The documentary lineup includes:

— “Accidental Courtesy: Daryl Davis, Race and America” – Daryl Davis is an accomplished musician who has played all over the world with various legends but he also has an unusual hobby: Daryl likes to meet and befriend members of the KKK, many of whom have never met a person of color. Directed by Matt Ornstein.

— “Big Sonia” – For decades, nonagenarian Sonia Warshawski has been an inspirational public speaker in places where her stories of surviving the Holocaust have inspired countless individuals who once felt their own traumas would leave them broken forever. But when Sonia receives an eviction notice for her classic tailor shop, she is confronted with an agonizing decision: whether to open a new shop elsewhere or to finally retire. Directed by Leah Warshawski and Charles Todd Soliday.

— “Colin Hay: Waiting for My Real Life” –  chronicles the inspiring personal and artistic journey of the singer-songwriter and former Men At Work front man. Directed by Nate Gowtham and Aaron Faulls.

— “Ear Buds: The Podcasting Documentary” – The bond that forms between avid fan and zealous podcaster is unlike any other, as the experience of listening to one of thousands of available podcasts can feel very personal, almost one on one.  Directed by Graham Elwood.

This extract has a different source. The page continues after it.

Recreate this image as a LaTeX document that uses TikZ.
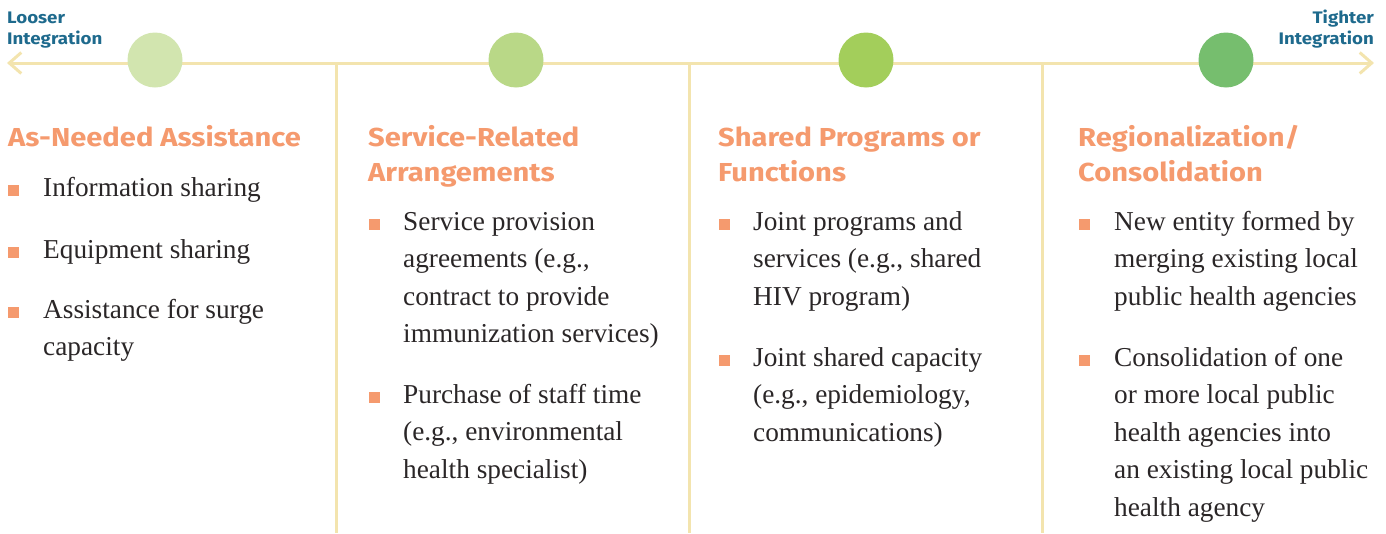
\documentclass[tikz,border=0pt]{standalone}
\usepackage{fontspec}
\setmainfont{Liberation Serif}
\newfontfamily\headfont[FakeStretch=1.12]{Fira Sans}
\usetikzlibrary{arrows.meta,positioning}
\definecolor{rulecol}{HTML}{F3E4AE}
\definecolor{headcol}{HTML}{F59A6E}
\definecolor{bluecol}{HTML}{1E6A8D}
\definecolor{txtcol}{HTML}{2A2627}
\definecolor{ca}{HTML}{D2E5AF}
\definecolor{cb}{HTML}{B9D887}
\definecolor{cc}{HTML}{A3CE5B}
\definecolor{cd}{HTML}{76BE6E}
\begin{document}
\begin{tikzpicture}[x=1pt, y=-1pt, line join=round,
  rulel/.style={draw=rulecol, line width=3pt},
  dot/.style={circle, minimum size=55pt, inner sep=0pt},
  head/.style={anchor=base west, inner sep=0pt, align=left, text=headcol,
    font=\headfont\bfseries\fontsize{26}{35}\selectfont},
  item/.style={anchor=base west, inner sep=0pt, align=left, text=txtcol,
    font=\fontsize{27.3}{37.5}\selectfont},
  bul/.style={fill=headcol, minimum size=11pt, inner sep=0pt},
  ends/.style={inner sep=0pt, text=bluecol,
    font=\headfont\bfseries\fontsize{16.7}{21}\selectfont}]
\useasboundingbox (0,0) rectangle (1386,533);
% axis and column rules
\coordinate (L) at (7,63);
\coordinate (R) at (1374,63);
\foreach \x in {336,689,1042}
  \draw[rulel] (\x,63) -- (\x,533);
\draw[rulel, {Straight Barb[length=12pt,width=21pt]}-{Straight Barb[length=12pt,width=21pt]}] (L) -- (R);
\foreach \i/\x/\c in {1/155/ca, 2/516/cb, 3/866/cc, 4/1226/cd}
  \node[dot, fill=\c] (d\i) at (\x,60) {};
% end labels (base = last line)
\node[ends, anchor=base west, align=left] (loose) at (7,44) {Looser\\Integration};
\node[ends, anchor=base east, align=right] (tight) at (1374,44) {Tighter\\Integration};
% headings
\node[head] (h1) at (8,146) {As-Needed Assistance};
\node[head] (h2) at (368,181) {Service-Related\\Arrangements};
\node[head] (h3) at (718,181) {Shared Programs or\\Functions};
\node[head] (h4) at (1078,181) {Regionalization/\\Consolidation};
% items: name/first baseline/lines/text
\foreach \n/\y/\k/\t in {1/196/1/{Information sharing}, 2/258/1/{Equipment sharing},
    3/318/2/{Assistance for surge\\capacity}}{
  \node[item] (a\n) at (43,{\y+37.5*(\k-1)}) {\t};
  \node[bul] (a\n b) at (13,{\y-5.5}) {};}
\foreach \n/\y/\k/\t in {1/230/4/{Service provision\\agreements (e.g.,\\contract to provide\\immunization services)},
    2/403/3/{Purchase of staff time\\(e.g., environmental\\health specialist)}}{
  \node[item] (b\n) at (403,{\y+37.5*(\k-1)}) {\t};
  \node[bul] (b\n b) at (374,{\y-5.5}) {};}
\foreach \n/\y/\k/\t in {1/230/3/{Joint programs and\\services (e.g., shared\\HIV program)},
    2/366/3/{Joint shared capacity\\(e.g., epidemiology,\\communications)}}{
  \node[item] (c\n) at (753,{\y+37.5*(\k-1)}) {\t};
  \node[bul] (c\n b) at (724,{\y-5.5}) {};}
\foreach \n/\y/\k/\t in {1/230/3/{New entity formed by\\merging existing local\\public health agencies},
    2/366/5/{Consolidation of one\\or more local public\\health agencies into\\an existing local public\\health agency}}{
  \node[item] (e\n) at (1114,{\y+37.5*(\k-1)}) {\t};
  \node[bul] (e\n b) at (1084,{\y-5.5}) {};}
\end{tikzpicture}
\end{document}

— “Farewell Ferris Wheel” – The heart of the traveling summer carnival is a diligent workforce of Mexican migrant workers, legally employed with the controversial H-2B guest worker visa. Directed by Jamie Sisley and Miguel M.i.G. Martinez.

— “God Knows Where I Am” – After her early release from a state psychiatric hospital, Linda Bishop was determined to remain free of the system and broke into an abandoned farmhouse, and lived off of rainwater and apples for the next four months during one of the coldest New Hampshire winters on record. Directed by Todd Wider and Jedd Wider.

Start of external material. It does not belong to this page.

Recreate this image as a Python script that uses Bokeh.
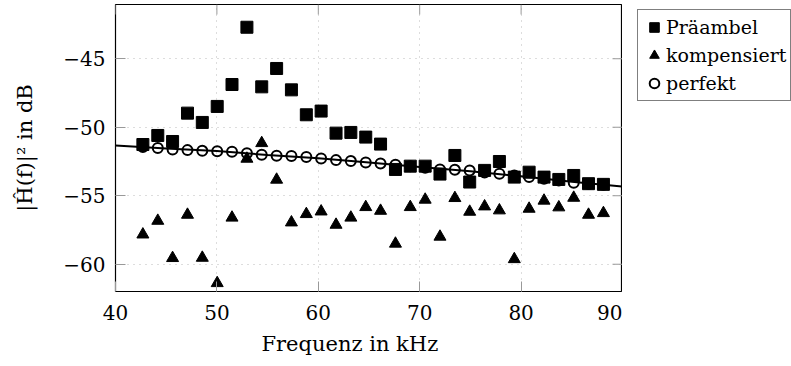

— “Magicians: Life in the Impossible” – “Magicians” introduces four world-class practitioners of the dark arts. The film follows them on stage and off, exploring how and why these very different characters passionately dedicate their lives to the artistry and craft of illusion.  Directed by Marcie Hume and Christoph Baaden.

— “Magnificent Burden” – Former Manhattan socialite Taylor Stein becomes entangled in an international baby trafficking ring and reluctantly goes undercover for the FBI to save a little boy. Directed by Rob Nelson.

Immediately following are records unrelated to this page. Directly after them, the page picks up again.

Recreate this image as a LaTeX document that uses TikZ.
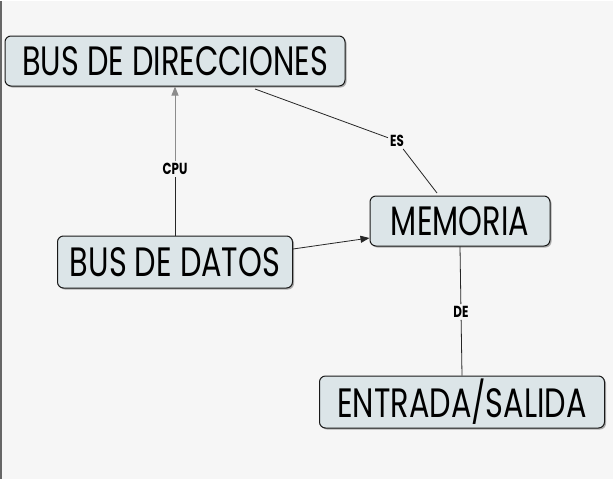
\documentclass[tikz,border=0pt]{standalone}
\usepackage{fontspec}
\setmainfont[FakeStretch=0.74]{Poppins}
\usetikzlibrary{arrows.meta,shadows}
\definecolor{bg}{HTML}{F6F6F6}
\definecolor{nodefill}{HTML}{DCE5E8}
\begin{document}
\begin{tikzpicture}[x=1pt,y=-1pt,
  concept/.style={draw=black!90,line width=1pt,fill=nodefill,rounded corners=6pt,
    font=\fontsize{41}{42}\selectfont,inner sep=0pt,
    drop shadow={shadow xshift=1.5pt,shadow yshift=-1.5pt,opacity=0.5,fill=black!60}},
  lbl/.style={font=\bfseries\fontsize{16}{17}\selectfont,fill=bg,inner sep=2pt},
  conn/.style={line width=0.8pt,draw=black!85},
  arr/.style={conn,-{Triangle[length=9pt,width=7pt]}}]
\fill[bg] (0,0) rectangle (613,478);
\draw[black!60,line width=2pt] (1,0) -- (1,478);
\node[concept,minimum width=340pt,minimum height=50pt] (dir) at (175,60) {BUS DE DIRECCIONES};
\node[concept,minimum width=180pt,minimum height=50pt] (mem) at (460,220) {MEMORIA};
\node[concept,minimum width=235pt,minimum height=52pt] (dat) at (175,261) {BUS DE DATOS};
\node[concept,minimum width=285pt,minimum height=52pt] (es) at (462,401) {ENTRADA/SALIDA};
\node[lbl] (cpu) at (175,168) {CPU};
\node[lbl] (esl) at (397,140) {ES};
\node[lbl] (de) at (461,311) {DE};
\draw[conn] (dat.north) -- (cpu);
\draw[arr,draw=black!45] (cpu) -- (dir.south);
\draw[conn] (255,88) -- (esl);
\draw[conn] (esl) -- (437,192);
\draw[arr] (dat.east |- 0,248) -- (mem.west |- 0,237);
\draw[conn] (mem.south) -- (de);
\draw[conn] (de) -- (es.north);
\end{tikzpicture}
\end{document}
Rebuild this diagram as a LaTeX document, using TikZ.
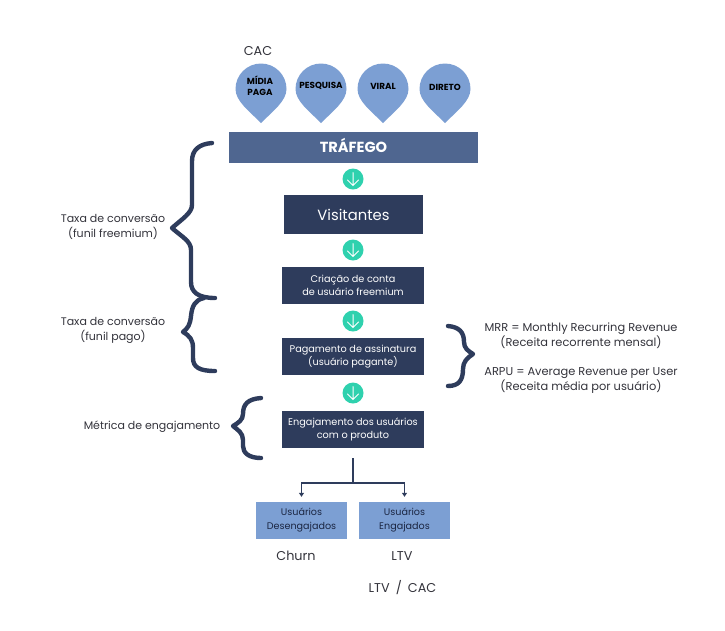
\documentclass[tikz,border=0pt]{standalone}
\usepackage{fontspec}
\setmainfont{Poppins}
\usetikzlibrary{arrows.meta}
\definecolor{dark}{HTML}{2E3C5C}
\definecolor{deep}{HTML}{1B2642}
\definecolor{mid}{HTML}{4F6690}
\definecolor{pale}{HTML}{7C9FD3}
\definecolor{teal}{HTML}{2FD1AE}
\definecolor{ink}{HTML}{33333B}
\tikzset{
  x=1pt,y=-1pt,
  box/.style={fill=dark,text=white,inner sep=0pt,align=center,minimum width=142pt,minimum height=37pt,font=\fontsize{9.7}{13.6}\selectfont},
  pale box/.style={fill=pale,text=deep,inner sep=0pt,align=center,minimum width=91pt,minimum height=37pt,font=\fontsize{9.6}{14}\selectfont},
  pin label/.style={text=black,align=center,inner sep=0pt,font=\bfseries\fontsize{8.8}{11}\selectfont},
  pin/.style={fill=pale,draw=none},
  note/.style={text=ink,align=center,inner sep=0pt,font=\fontsize{11}{15}\selectfont},
  right note/.style={text=ink,align=center,inner sep=0pt,font=\fontsize{11.4}{15}\selectfont},
  big note/.style={text=ink,inner sep=0pt,font=\fontsize{12.8}{15}\selectfont},
  brace line/.style={draw=dark,line width=4.4pt,line cap=round,line join=round},
  roundel/.style={circle,fill=teal,minimum size=21pt,inner sep=0pt},
  link/.style={draw=dark,line width=1.2pt},
}
\newcommand{\pinshape}[1]{\path[pin] (#1-25.5,89) arc[start angle=180,end angle=360,radius=25.5] .. controls (#1+25.5,101) and (#1+12,111) .. (#1,123) .. controls (#1-12,111) and (#1-25.5,101) .. (#1-25.5,89) -- cycle;}
\newcommand{\downarrowin}[1]{\draw[white,line width=1pt,line cap=round,line join=round] ([yshift=6.5pt]#1.center) -- ([yshift=-6.5pt]#1.center) ([xshift=-5.5pt,yshift=-1pt]#1.center) -- ([yshift=-6.5pt]#1.center) -- ([xshift=5.5pt,yshift=-1pt]#1.center);}
\begin{document}
\begin{tikzpicture}
\useasboundingbox (0,0) rectangle (725,630);
\node[big note] (cac) at (258,51) {CAC};
\pinshape{261}\pinshape{321}\pinshape{383}\pinshape{445}
\node[pin label] (p1) at (260,86) {MÍDIA\\PAGA};
\node[pin label] (p2) at (321,86) {PESQUISA};
\node[pin label] (p3) at (383,86) {VIRAL};
\node[pin label] (p4) at (445,87) {DIRETO};
\node[fill=mid,text=white,minimum width=249pt,minimum height=31pt,inner sep=0pt,font=\bfseries\fontsize{14.6}{15}\selectfont] (traf) at (353.5,147.5) {\raisebox{4.5pt}{TRÁFEGO}};
\node[box,minimum width=139pt,minimum height=39pt,font=\fontsize{14.8}{16}\selectfont] (vis) at (353.5,214.5) {\raisebox{-4.5pt}{Visitantes}};
\node[box] (cri) at (353,285.5) {Criação de conta\\de usuário freemium};
\node[box] (pag) at (353,356.5) {\raisebox{-1pt}{Pagamento de assinatura}\\\raisebox{-1pt}{(usuário pagante)}};
\node[box] (eng) at (353,429.5) {\raisebox{-1pt}{Engajamento dos usuários}\\com o produto};
\node[pale box] (des) at (301.5,520.5) {\raisebox{-2pt}{Usuários}\\\raisebox{-2pt}{Desengajados}};
\node[pale box] (enj) at (404.5,520.5) {\raisebox{-2pt}{Usuários}\\\raisebox{-2pt}{Engajados}};
\node[roundel] (a1) at (353,179) {};
\node[roundel] (a2) at (353,250) {};
\node[roundel] (a3) at (353,321) {};
\node[roundel] (a4) at (353,393) {};
\downarrowin{a1}\downarrowin{a2}\downarrowin{a3}\downarrowin{a4}
\coordinate (stem) at (353,458);
\coordinate (fork) at (353,483);
\draw[link] (stem) -- (fork);
\draw[link,-{Triangle[length=4pt,width=5pt]},shorten >=5pt] (fork) -| (des.north);
\draw[link,-{Triangle[length=4pt,width=5pt]},shorten >=5pt] (fork) -| (enj.north);
\path[brace line] (212,143) .. controls (199,144) and (192,150) .. (192,161) -- (192,205) .. controls (192,213) and (182,219) .. (172,228) .. controls (182,237) and (191,241) .. (191,250) -- (191,282) .. controls (191,292) and (198,298) .. (215,298);
\path[brace line] (204,298) .. controls (195,300) and (192,306) .. (191,316) .. controls (190,325) and (188,328) .. (183,332) .. controls (190,336) and (193,340) .. (193,348) -- (193,358) .. controls (193,367) and (199,371) .. (215,371);
\path[brace line] (261,398) .. controls (248,399) and (243,404) .. (243,414) .. controls (243,420) and (238,423) .. (233,426) .. controls (238,430) and (243,433) .. (243,440) -- (243,446) .. controls (243,453) and (249,458) .. (261,458);
\path[brace line] (448,326) .. controls (459,327) and (464,332) .. (464,342) .. controls (464,348) and (468,351) .. (473,354) .. controls (467,358) and (463,362) .. (463,369) .. controls (463,380) and (459,386) .. (448,386);
\node[note] (n1) at (113,226.5) {Taxa de conversão\\(funil freemium)};
\node[note] (n2) at (113,330) {Taxa de conversão\\(funil pago)};
\node[note] (n3) at (152,427) {Métrica de engajamento};
\node[right note] (n4) at (581,336) {MRR = Monthly Recurring Revenue\\(Receita recorrente mensal)};
\node[right note] (n5) at (581,380) {ARPU = Average Revenue per User\\(Receita média por usuário)};
\node[big note] (churn) at (296,556) {Churn};
\node[big note] (ltv) at (402,556) {LTV};
\node[big note] (ratio) at (402.5,588) {\spaceskip=6pt LTV / CAC};
\end{tikzpicture}
\end{document}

— “Swim Team” – In New Jersey, the parents of one autistic boy  form a competitive swim team, recruiting multi-ethnic autistic teens and training them with high expectations and zero pity. Directed by Lara Stolman.

— “Until 20” – Diagnosed with osteosarcoma, a rare type of bone cancer, at age 13, James Ragan turned devastating odds into a personal mission to do one good thing a week for someone else. Directed by Geraldine Moriba and Jamila Paksima.